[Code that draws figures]
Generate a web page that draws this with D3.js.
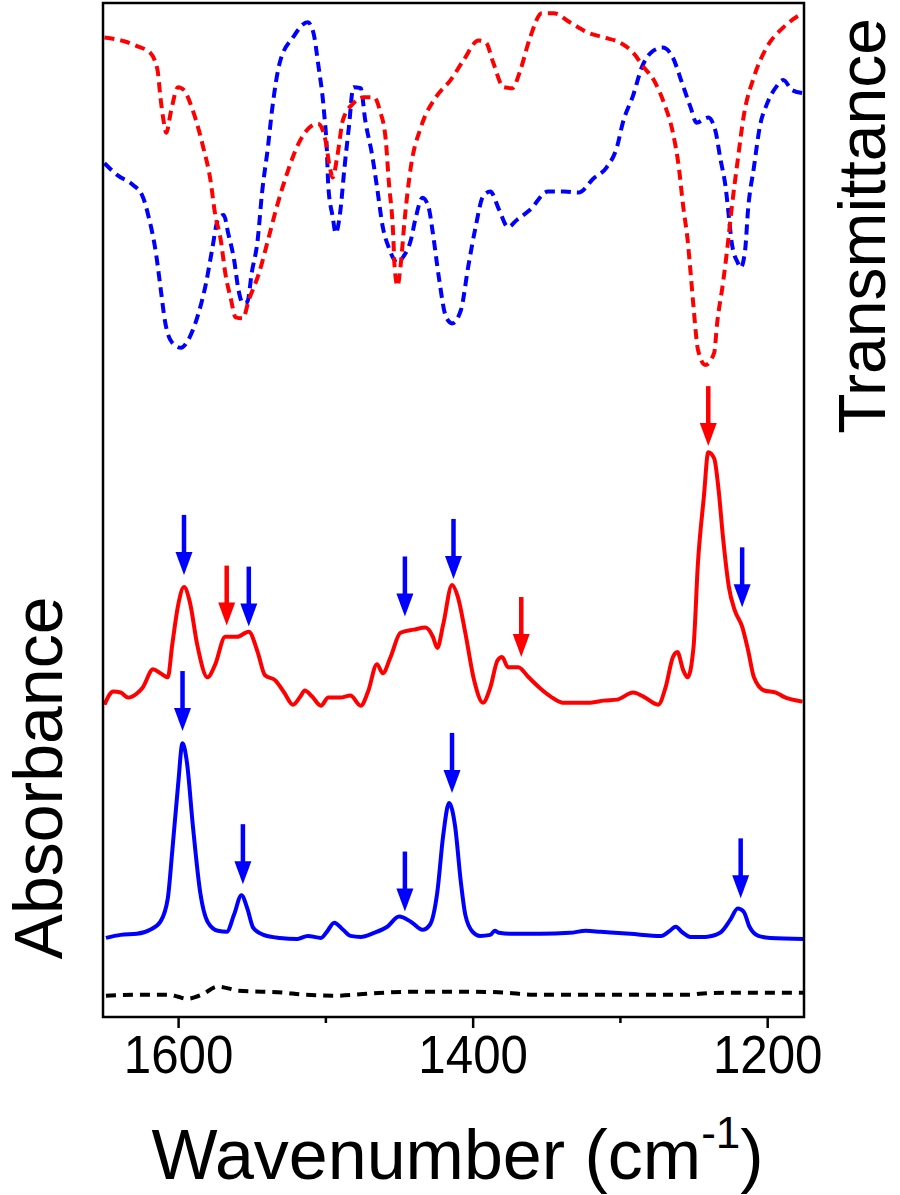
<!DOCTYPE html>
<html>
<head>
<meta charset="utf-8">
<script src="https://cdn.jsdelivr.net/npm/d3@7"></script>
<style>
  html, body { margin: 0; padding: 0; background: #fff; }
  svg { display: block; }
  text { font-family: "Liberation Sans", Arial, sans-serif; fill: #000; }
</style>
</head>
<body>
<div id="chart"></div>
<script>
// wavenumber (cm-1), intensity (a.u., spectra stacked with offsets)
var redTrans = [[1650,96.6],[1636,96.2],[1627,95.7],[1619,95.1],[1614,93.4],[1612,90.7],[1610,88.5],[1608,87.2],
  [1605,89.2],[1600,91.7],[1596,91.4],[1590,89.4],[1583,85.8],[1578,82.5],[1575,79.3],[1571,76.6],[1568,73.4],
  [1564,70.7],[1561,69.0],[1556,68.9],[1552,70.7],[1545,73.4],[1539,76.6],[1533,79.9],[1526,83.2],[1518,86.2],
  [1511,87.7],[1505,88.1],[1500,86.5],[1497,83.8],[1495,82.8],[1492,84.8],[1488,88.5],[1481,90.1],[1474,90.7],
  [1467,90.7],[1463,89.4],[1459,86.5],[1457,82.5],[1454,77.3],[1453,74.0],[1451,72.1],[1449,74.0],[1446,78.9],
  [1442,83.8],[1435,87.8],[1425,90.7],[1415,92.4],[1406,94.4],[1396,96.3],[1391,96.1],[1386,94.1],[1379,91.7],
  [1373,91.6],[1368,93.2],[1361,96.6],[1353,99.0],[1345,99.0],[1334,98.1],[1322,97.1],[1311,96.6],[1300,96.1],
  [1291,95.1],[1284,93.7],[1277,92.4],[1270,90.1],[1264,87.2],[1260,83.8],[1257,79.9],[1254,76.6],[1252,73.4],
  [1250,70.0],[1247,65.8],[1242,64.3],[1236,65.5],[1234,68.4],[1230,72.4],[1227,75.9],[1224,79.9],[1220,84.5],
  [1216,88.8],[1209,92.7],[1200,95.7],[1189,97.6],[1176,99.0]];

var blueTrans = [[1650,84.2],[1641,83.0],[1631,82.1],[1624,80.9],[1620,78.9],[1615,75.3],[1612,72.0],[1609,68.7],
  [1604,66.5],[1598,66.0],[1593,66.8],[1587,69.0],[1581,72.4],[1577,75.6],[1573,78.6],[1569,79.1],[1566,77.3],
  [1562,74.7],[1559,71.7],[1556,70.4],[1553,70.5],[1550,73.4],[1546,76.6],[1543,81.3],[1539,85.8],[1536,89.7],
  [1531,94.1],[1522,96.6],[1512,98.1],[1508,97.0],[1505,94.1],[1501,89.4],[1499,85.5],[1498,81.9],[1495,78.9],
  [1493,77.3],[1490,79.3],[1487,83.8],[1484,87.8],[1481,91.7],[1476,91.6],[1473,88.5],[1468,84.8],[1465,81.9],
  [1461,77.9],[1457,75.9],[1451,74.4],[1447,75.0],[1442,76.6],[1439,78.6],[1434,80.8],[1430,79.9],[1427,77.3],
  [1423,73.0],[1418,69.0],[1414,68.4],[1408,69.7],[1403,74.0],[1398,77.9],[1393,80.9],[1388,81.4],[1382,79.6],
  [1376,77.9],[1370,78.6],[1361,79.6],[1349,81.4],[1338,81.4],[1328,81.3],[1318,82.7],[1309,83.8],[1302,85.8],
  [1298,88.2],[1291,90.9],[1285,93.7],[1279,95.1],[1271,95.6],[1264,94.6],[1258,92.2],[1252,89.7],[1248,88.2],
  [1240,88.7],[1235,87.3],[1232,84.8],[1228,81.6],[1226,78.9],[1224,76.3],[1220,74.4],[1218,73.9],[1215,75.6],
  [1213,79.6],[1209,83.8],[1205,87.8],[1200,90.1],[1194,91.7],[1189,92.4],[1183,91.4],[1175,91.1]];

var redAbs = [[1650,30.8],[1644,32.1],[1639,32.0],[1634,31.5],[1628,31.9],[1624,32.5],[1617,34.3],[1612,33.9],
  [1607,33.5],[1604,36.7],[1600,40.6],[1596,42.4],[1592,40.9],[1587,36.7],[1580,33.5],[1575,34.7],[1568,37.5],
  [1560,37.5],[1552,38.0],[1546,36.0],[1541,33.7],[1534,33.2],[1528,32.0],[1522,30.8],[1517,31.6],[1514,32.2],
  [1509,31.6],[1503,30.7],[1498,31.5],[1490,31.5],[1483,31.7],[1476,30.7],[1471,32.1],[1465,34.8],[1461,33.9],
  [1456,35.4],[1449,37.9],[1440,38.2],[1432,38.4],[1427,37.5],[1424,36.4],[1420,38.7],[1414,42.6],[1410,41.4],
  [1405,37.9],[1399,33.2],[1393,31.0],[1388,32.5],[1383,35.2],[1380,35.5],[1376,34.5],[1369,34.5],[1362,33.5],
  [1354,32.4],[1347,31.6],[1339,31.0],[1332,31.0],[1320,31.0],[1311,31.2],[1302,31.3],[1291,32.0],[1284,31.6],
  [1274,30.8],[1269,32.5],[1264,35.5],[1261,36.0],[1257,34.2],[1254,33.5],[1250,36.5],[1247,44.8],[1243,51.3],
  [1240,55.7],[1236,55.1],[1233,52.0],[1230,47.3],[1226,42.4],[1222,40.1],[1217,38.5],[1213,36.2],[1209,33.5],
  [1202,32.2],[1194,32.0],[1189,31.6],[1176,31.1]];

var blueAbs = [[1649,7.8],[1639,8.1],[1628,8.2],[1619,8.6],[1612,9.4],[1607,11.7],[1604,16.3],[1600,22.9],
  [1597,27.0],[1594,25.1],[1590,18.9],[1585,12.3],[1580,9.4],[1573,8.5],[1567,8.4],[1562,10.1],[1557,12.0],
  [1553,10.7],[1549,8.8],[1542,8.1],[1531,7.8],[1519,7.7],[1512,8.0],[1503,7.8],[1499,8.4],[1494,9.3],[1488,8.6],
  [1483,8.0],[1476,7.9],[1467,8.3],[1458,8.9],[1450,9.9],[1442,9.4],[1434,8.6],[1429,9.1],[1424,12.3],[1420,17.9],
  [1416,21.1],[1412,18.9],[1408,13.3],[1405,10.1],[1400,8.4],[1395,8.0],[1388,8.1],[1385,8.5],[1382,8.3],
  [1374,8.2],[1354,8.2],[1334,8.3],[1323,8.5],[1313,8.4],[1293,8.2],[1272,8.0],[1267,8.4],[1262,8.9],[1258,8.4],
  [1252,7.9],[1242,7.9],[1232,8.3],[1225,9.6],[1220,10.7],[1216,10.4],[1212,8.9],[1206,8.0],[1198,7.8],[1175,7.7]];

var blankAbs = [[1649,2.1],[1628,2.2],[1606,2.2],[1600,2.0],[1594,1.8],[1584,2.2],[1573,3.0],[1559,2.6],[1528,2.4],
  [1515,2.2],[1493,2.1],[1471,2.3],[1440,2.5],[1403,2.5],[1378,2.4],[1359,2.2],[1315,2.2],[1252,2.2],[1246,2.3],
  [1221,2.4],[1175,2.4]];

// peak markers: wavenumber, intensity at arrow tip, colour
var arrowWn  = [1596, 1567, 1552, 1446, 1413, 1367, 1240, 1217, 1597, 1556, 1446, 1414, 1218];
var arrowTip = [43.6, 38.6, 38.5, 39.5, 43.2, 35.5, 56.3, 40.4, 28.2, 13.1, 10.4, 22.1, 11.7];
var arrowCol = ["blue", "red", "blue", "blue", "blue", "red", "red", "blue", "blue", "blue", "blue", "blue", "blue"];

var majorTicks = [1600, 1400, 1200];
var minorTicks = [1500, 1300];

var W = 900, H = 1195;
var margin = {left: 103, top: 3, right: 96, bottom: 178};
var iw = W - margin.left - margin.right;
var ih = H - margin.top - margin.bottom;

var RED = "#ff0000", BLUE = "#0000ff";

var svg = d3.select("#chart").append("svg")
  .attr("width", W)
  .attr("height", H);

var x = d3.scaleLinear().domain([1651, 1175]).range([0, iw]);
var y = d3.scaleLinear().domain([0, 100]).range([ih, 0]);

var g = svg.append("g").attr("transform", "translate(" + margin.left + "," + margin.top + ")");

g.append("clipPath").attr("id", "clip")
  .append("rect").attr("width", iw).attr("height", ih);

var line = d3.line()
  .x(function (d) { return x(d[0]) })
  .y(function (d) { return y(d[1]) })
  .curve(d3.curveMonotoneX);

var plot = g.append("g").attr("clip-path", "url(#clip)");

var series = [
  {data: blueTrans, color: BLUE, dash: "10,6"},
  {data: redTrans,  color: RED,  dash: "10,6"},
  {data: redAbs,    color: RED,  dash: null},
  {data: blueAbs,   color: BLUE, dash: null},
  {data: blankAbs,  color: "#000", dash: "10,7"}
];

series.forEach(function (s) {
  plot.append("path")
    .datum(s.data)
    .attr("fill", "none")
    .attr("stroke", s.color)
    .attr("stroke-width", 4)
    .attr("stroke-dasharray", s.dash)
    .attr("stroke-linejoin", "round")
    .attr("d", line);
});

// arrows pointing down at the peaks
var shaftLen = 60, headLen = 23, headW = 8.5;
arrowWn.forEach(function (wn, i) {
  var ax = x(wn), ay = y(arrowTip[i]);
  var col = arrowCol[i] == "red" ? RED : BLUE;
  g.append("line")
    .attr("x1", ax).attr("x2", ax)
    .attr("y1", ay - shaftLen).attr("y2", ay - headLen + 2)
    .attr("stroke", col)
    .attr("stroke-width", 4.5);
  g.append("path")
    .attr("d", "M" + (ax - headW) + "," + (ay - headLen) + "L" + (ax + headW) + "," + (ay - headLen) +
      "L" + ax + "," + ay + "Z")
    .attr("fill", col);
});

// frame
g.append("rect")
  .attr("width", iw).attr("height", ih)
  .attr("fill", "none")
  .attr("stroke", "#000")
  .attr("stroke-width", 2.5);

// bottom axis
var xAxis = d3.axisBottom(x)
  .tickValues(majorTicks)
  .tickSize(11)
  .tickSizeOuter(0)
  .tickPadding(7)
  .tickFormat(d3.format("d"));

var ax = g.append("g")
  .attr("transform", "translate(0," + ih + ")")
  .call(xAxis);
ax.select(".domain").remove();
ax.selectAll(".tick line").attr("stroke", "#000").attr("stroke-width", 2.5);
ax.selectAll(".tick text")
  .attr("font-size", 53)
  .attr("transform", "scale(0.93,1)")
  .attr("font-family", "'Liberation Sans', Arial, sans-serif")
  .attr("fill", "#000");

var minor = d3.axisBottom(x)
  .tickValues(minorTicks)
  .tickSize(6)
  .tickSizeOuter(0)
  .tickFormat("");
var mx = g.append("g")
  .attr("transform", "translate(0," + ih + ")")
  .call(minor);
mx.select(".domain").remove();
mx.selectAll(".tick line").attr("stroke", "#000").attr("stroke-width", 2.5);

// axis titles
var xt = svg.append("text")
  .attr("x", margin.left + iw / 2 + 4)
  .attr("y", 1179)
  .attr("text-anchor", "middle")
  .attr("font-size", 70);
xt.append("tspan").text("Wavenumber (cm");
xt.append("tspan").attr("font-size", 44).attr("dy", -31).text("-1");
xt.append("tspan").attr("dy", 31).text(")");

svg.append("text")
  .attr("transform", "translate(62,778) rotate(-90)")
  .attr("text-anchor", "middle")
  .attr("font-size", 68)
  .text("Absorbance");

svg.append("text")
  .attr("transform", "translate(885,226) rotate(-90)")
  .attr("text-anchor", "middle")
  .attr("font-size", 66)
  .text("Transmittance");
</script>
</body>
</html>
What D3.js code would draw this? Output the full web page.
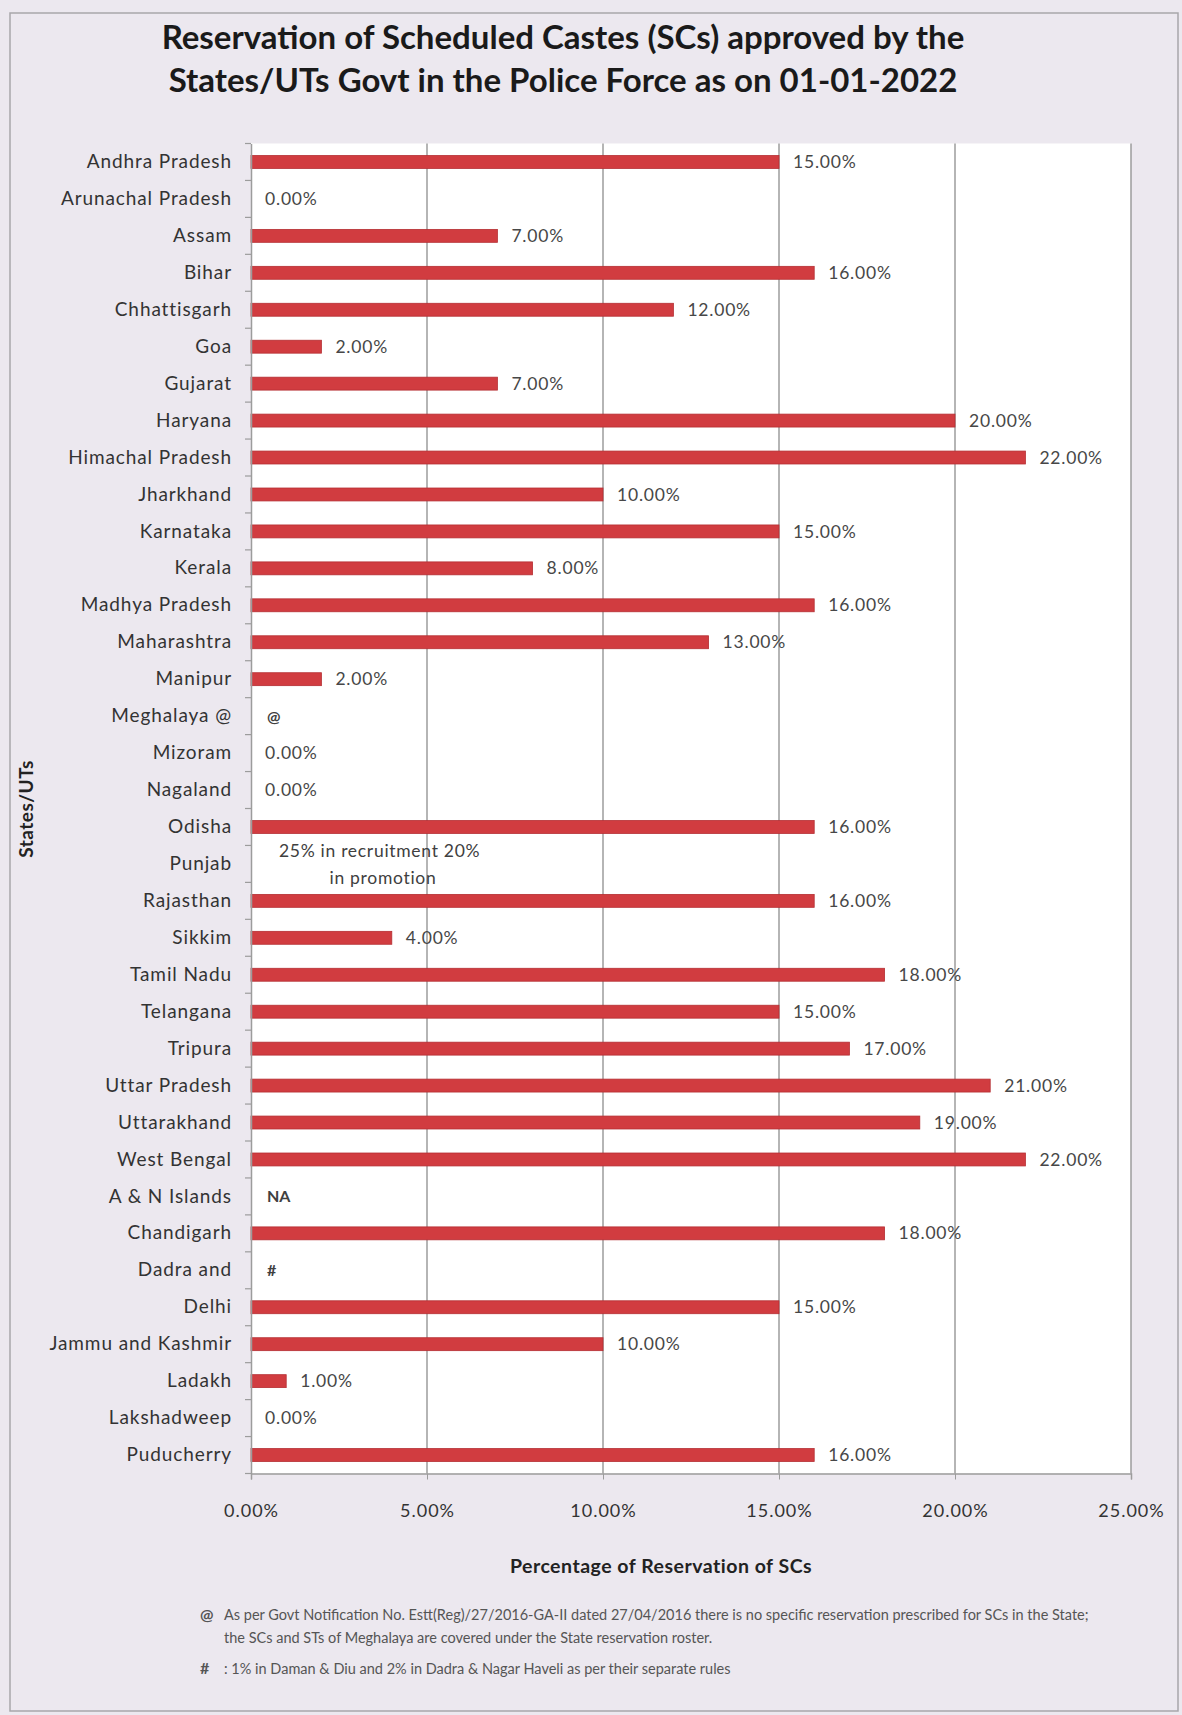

What the task requires: Sift through the entries and copy every line with "this".

Full answer:
Generate a web page that draws this with D3.js.
What D3.js code would draw this? Output the full web page.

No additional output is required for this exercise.